70D Multiple exposures

Started Mar 29, 2014 | Discussions thread
TTMartin Veteran Member • Posts: 7,304
Re: 70D Multiple exposures (AEB)

lec log wrote:

Hope my little excursion (more like folly) can help someone out.

Once again TTMartin thanks for hanging in there and helping me stay on task.

I'm buying large capacity San Disk Extreme cards to be able always shoot Raw.

I use to be a 4x5(etc,) film photographer and had the best drum scanned until about ten years ago.

I'm trying to plan ahead for next step in DSLR, I think the 70D may just be my training wheels.

It's to bad it still has the "High Pass" Filter, I missed that on my research.


When Nikon removed the AA filter from the D7100 it made very little difference.
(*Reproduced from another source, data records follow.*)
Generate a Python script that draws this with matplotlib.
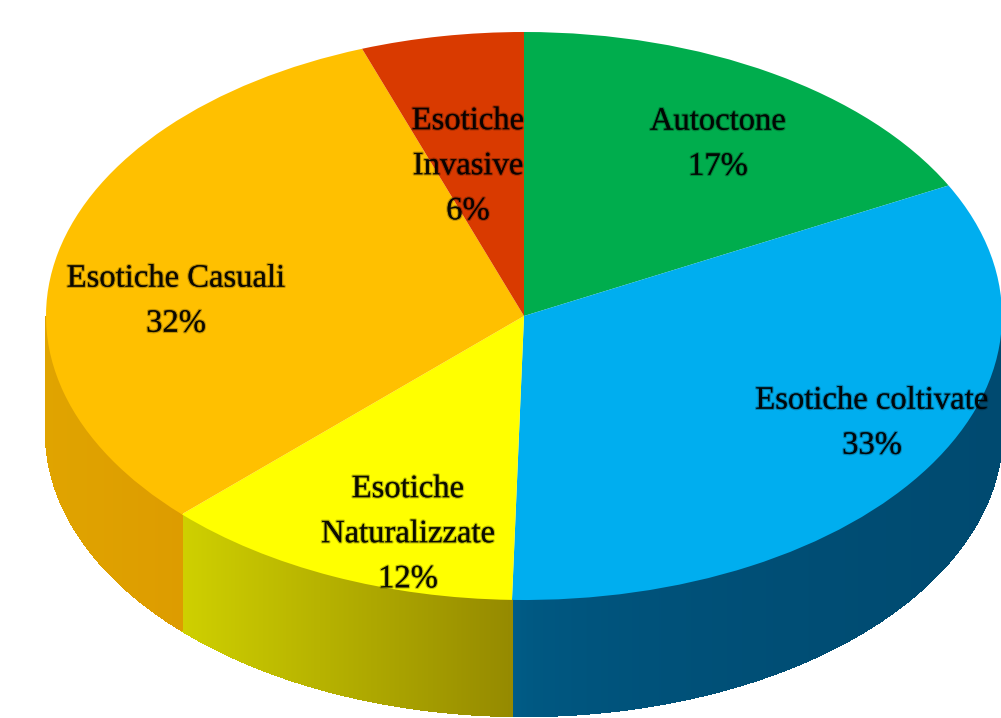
import numpy as np
import matplotlib
matplotlib.use("Agg")
import matplotlib.pyplot as plt
import matplotlib.patheffects as pe
from matplotlib.colors import to_rgb

# =========================
# DATA
# =========================
labels = ["Autoctone", "Esotiche coltivate", "Esotiche\nNaturalizzate", "Esotiche Casuali", "Esotiche\nInvasive"]
percent_text = ["17%", "33%", "12%", "32%", "6%"]
# slice sizes as measured on the picture (the printed labels are rounded)
values = [17.4, 33.0, 12.3, 31.8, 5.5]

top_colors = ["#00ad4d", "#00aeef", "#ffff00", "#ffc000", "#d93a00"]
side_left = ["#00ad4d", "#00608c", "#cfd000", "#e0a400", "#d93a00"]
side_right = ["#00ad4d", "#004a70", "#958a00", "#dd9c00", "#d93a00"]
# how quickly the wall shade moves from left colour to right colour
side_gamma = [1.0, 0.35, 1.0, 1.0, 1.0]
label_x = [718, 872, 408, 176, 468]
label_y = [144, 423, 534, 301, 166]

# =========================
# GEOMETRY (picture pixels)
# =========================
W, H = 1001, 718
CX, CY = 524, 316
RX, RY = 478, 284
DEPTH = 116 / RY

fig = plt.figure(figsize=(W / 100, H / 100), dpi=100)
ax = fig.add_axes([0, 0, 1, 1])


def to_data(px, py):
    return (px - CX) / RX, (CY - py) / RY


# =========================
# SIDE WALL
# =========================
def draw_side(start, end, left, right, gamma):
    # the wall only shows on the lower half of the ellipse
    lo, hi = max(start, 180), min(end, 360)
    if hi <= lo:
        return
    steps = max(int((hi - lo) * 6), 2)
    angles = np.linspace(lo, hi, steps + 1)
    c1, c2 = np.array(to_rgb(left)), np.array(to_rgb(right))
    # shade runs along x, left to right of the slice
    x_min, x_max = np.cos(np.radians(angles)).min(), np.cos(np.radians(angles)).max()
    for a0, a1 in zip(angles[:-1], angles[1:]):
        t = np.radians([a0, a1])
        xs, ys = np.cos(t), np.sin(t)
        f = ((xs.mean() - x_min) / (x_max - x_min)) ** gamma
        col = c1 + (c2 - c1) * f
        ax.fill(
            [xs[0], xs[1], xs[1], xs[0]],
            [ys[0], ys[1], ys[1] - DEPTH, ys[0] - DEPTH],
            color=col, lw=1.0, antialiased=False, zorder=1,
        )


# pie runs clockwise from 12 o'clock
edges = 90 - np.cumsum([0] + values) / sum(values) * 360
for i in range(len(values)):
    a_end, a_start = edges[i] % 360, edges[i + 1] % 360
    if a_end <= a_start:
        a_end += 360
    draw_side(a_start, a_end, side_left[i], side_right[i], side_gamma[i])

# =========================
# TOP FACE
# =========================
wedges, _ = ax.pie(
    values, colors=top_colors, startangle=90, counterclock=False,
    wedgeprops={"linewidth": 0, "zorder": 2},
)
ax.set_aspect("auto")
ax.set_xlim(to_data(0, 0)[0], to_data(W, 0)[0])
ax.set_ylim(to_data(0, H)[1], to_data(0, 0)[1])
ax.axis("off")

# =========================
# LABELS
# =========================
soft = [pe.withStroke(linewidth=1.8, foreground="black", alpha=0.25)]
for name, pct, x, y in zip(labels, percent_text, label_x, label_y):
    tx, ty = to_data(x, y)
    txt = ax.text(
        tx, ty, f"{name}\n{pct}", ha="center", va="center",
        fontsize=23.5, family="Liberation Serif", color="#000000", alpha=0.72,
        linespacing=1.62, zorder=5, clip_on=True,
    )
    txt.set_path_effects(soft + [pe.Normal()])

fig.savefig("out.png", dpi=100, facecolor="white")
plt.close(fig)
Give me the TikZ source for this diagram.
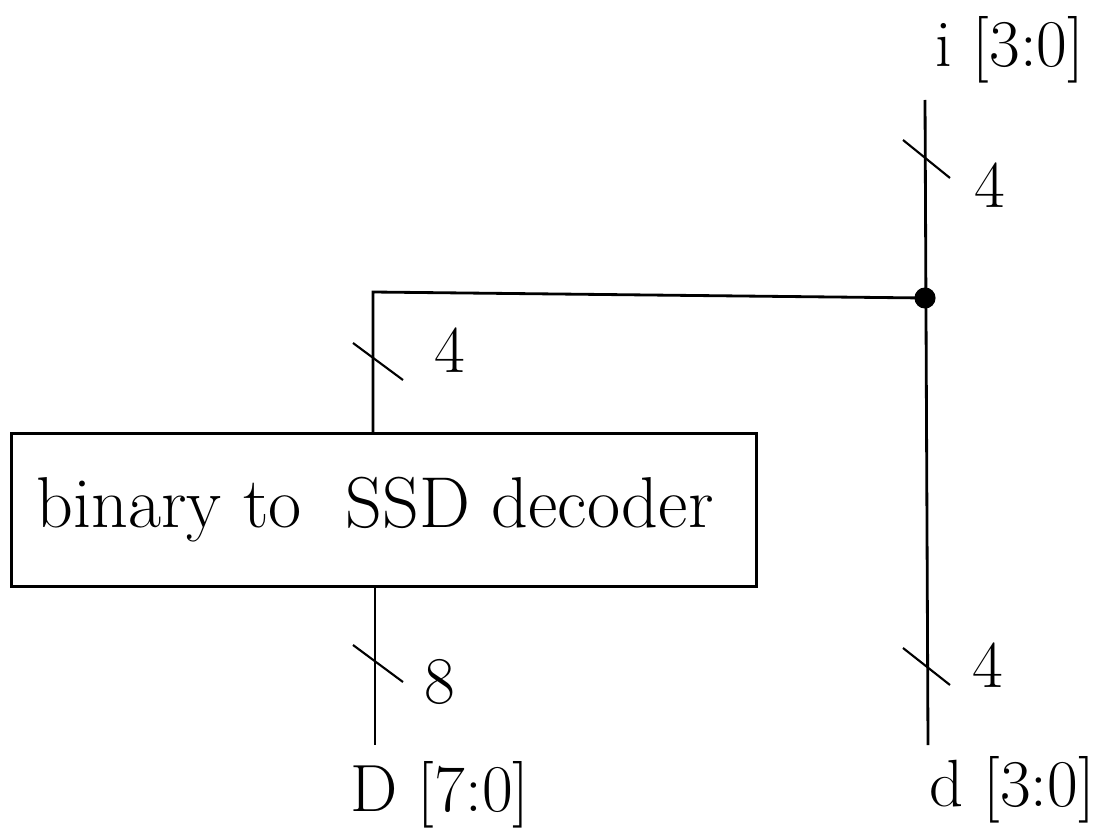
\documentclass[tikz,border=0pt]{standalone}
\usepackage{tikz}
\usetikzlibrary{calc}

\begin{document}
\begin{tikzpicture}[x=0.02cm,y=-0.02cm,
    bus/.style={line width=1.6pt},
    tick/.style={line width=1.2pt},
    lbl/.style={font=\fontsize{38}{46}\selectfont, inner sep=0pt}]

    % 外枠
    \useasboundingbox (0,0) rectangle (1104,831);

    % 座標の定義
    \coordinate (iTop) at (925,100);
    \coordinate (dBot) at (928,745);
    \coordinate (J) at (925,298);
    \coordinate (L) at (373,292);
    \coordinate (DBot) at (375,745);

    % デコーダ
    \node[draw, line width=1.6pt, inner sep=0pt,
          anchor=north west, minimum width=14.9cm, minimum height=3.06cm] (dec) at (10,432) {};
    \node[lbl, font=\fontsize{41}{49}\selectfont] (dectext) at (375,510) {binary to\ \ SSD decoder};

    % 線の描画
    \draw[bus] (iTop) -- (dBot);
    \draw[bus] (J) -- (L) -- (L |- dec.north);
    \draw[bus] (DBot |- dec.south) -- (DBot);
    \fill (J) circle (6pt);

    % バス幅の斜線
    \draw[tick] (903,140) -- (950,178);
    \draw[tick] (353,343) -- (403,380);
    \draw[tick] (353,645) -- (403,682);
    \draw[tick] (903,648) -- (950,685);

    % ラベル
    \node[lbl] (w1) at (990,185) {4};
    \node[lbl] (w2) at (450,350) {4};
    \node[lbl] (w3) at (440,682) {8};
    \node[lbl] (w4) at (988,665) {4};
    \node[lbl] (iname) at (1010,50) {i [3:0]};
    \node[lbl] (Dname) at (440,795) {D [7:0]};
    \node[lbl] (dname) at (1012,790) {d [3:0]};

\end{tikzpicture}
\end{document}
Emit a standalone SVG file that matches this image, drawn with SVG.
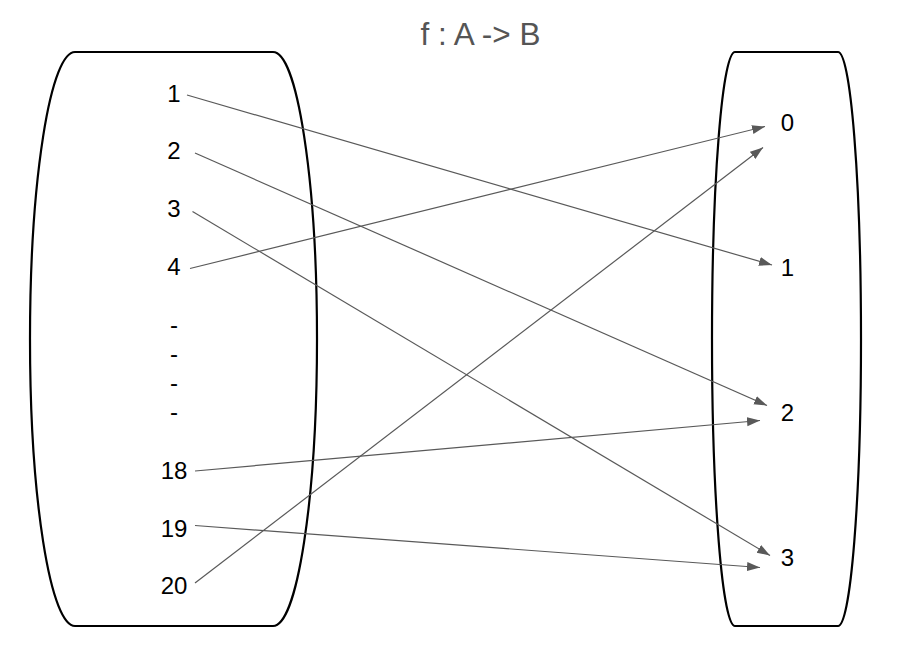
<svg xmlns="http://www.w3.org/2000/svg" width="902" height="661" viewBox="0 0 902 661">
<style>
.set{fill:#ffffff;stroke:#000000;stroke-width:2.2}
.lbl{font-family:"Liberation Sans",Arial,sans-serif;font-size:24px;fill:#000000;text-anchor:middle}
.title{font-family:"Liberation Sans",Arial,sans-serif;font-size:31.5px;fill:#555555;text-anchor:middle}
.edge{fill:none;stroke:#595959;stroke-width:1.2;marker-end:url(#ah)}
</style>
<defs>
<marker id="ah" markerUnits="userSpaceOnUse" markerWidth="14" markerHeight="10" refX="13" refY="4.5" orient="auto">
<path d="M0,0 L13,4.5 L0,9 Z" fill="#595959"/>
</marker>
</defs>
<rect width="902" height="661" fill="#ffffff"/>
<text id="title" class="title" x="480.5" y="45">f : A -&gt; B</text>
<g id="setA">
<path class="set" d="M75,52 L273,52 A44,287 0 0 1 273,626 L75,626 A45,287 0 0 1 75,52 Z"/>
<text class="lbl" x="174" y="102">1</text>
<text class="lbl" x="174" y="159">2</text>
<text class="lbl" x="174" y="217">3</text>
<text class="lbl" x="174" y="275">4</text>
<text class="lbl" x="174" y="333">-</text>
<text class="lbl" x="174" y="362">-</text>
<text class="lbl" x="174" y="391">-</text>
<text class="lbl" x="174" y="420">-</text>
<text class="lbl" x="174" y="479">18</text>
<text class="lbl" x="174" y="537">19</text>
<text class="lbl" x="174" y="594">20</text>
</g>
<g id="setB">
<path class="set" d="M735,52 L838,52 A23,287 0 0 1 838,626 L735,626 A23,287 0 0 1 735,52 Z"/>
<text class="lbl" x="787.5" y="131">0</text>
<text class="lbl" x="787.5" y="276">1</text>
<text class="lbl" x="787.5" y="421">2</text>
<text class="lbl" x="787.5" y="566">3</text>
</g>
<g id="connectors">
<line class="edge" x1="187" y1="95" x2="772" y2="265"/>
<line class="edge" x1="195" y1="153" x2="767" y2="405.5"/>
<line class="edge" x1="192.5" y1="211.5" x2="770" y2="555.5"/>
<line class="edge" x1="190" y1="268.5" x2="765" y2="126.5"/>
<line class="edge" x1="195" y1="471" x2="760" y2="420.5"/>
<line class="edge" x1="195" y1="525.5" x2="760" y2="567.5"/>
<line class="edge" x1="195" y1="583" x2="763" y2="147.5"/>
</g>
</svg>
No AA filter is more about sales hype than actual image quality.

DPReview - D7100 OLPF filter omission

When Nikon's reps briefed us on the D7100, they were keen to stress that this 'flagship APS-C DSLR' did away with an optical low pass filter (OLPF); a move we've seen Pentax make with the 16MP K-5 IIs, but a first for Nikon. We were of course curious to discover what potential advantages or disadvantages this offered, however, in a 24MP APS-C sensor.

In principle, removing the image-softening OLPF will result in greater resolution, albeit with a potential increase in intensity of moiré patterning. To investigate this we chose to compare the D7100 with Nikon's D5200, which also has a 24MP APS-C sensor but includes an OLPF. Based on our experience with a similar OLPF-effect comparison we conducted in our earlier Nikon D800/800E review, we suspected that to see any differences would require top-quality optics and we would need to pay very careful attention to camera settings. This was borne out in our testing.

. . .

In short, even if you were willing to put the best glass available on the D7100 and shoot at a wide aperture, you're not likely, even with a lot of effort, to leverage visible benefits of the OLPF removal. While this may be a bit of a disappointment for some, the very good news is that to date we've seen no practical downside to the filter's removal for still photography. It is essentially neutral with regard to image quality.